(Exercise directions)
Copy out each line exactly as it appears.

(Supplied data)
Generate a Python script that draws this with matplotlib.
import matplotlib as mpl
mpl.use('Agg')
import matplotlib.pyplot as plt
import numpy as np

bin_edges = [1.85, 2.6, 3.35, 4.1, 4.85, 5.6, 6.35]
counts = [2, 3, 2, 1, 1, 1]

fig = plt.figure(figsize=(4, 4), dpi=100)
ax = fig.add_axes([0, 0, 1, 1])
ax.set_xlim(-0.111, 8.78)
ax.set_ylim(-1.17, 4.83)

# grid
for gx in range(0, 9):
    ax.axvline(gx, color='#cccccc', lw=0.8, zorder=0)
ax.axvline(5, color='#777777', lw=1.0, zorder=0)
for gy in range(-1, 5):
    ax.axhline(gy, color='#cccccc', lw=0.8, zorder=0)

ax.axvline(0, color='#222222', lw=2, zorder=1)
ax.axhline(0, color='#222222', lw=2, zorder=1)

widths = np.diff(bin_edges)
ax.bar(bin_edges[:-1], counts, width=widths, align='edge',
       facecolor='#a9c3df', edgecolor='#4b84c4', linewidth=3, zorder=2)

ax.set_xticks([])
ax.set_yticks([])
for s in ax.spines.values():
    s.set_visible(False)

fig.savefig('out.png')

(Answer for the task)
Generate a Python script that draws this with matplotlib.
import matplotlib as mpl
mpl.use('Agg')
import matplotlib.pyplot as plt
import numpy as np

bin_edges = [1.85, 2.6, 3.35, 4.1, 4.85, 5.6, 6.35]
counts = [2, 3, 2, 1, 1, 1]

fig = plt.figure(figsize=(4, 4), dpi=100)
ax = fig.add_axes([0, 0, 1, 1])
ax.set_xlim(-0.111, 8.78)
ax.set_ylim(-1.17, 4.83)

# grid
for gx in range(0, 9):
    ax.axvline(gx, color='#cccccc', lw=0.8, zorder=0)
ax.axvline(5, color='#777777', lw=1.0, zorder=0)
for gy in range(-1, 5):
    ax.axhline(gy, color='#cccccc', lw=0.8, zorder=0)

ax.axvline(0, color='#222222', lw=2, zorder=1)
ax.axhline(0, color='#222222', lw=2, zorder=1)

widths = np.diff(bin_edges)
ax.bar(bin_edges[:-1], counts, width=widths, align='edge',
       facecolor='#a9c3df', edgecolor='#4b84c4', linewidth=3, zorder=2)

ax.set_xticks([])
ax.set_yticks([])
for s in ax.spines.values():
    s.set_visible(False)

fig.savefig('out.png')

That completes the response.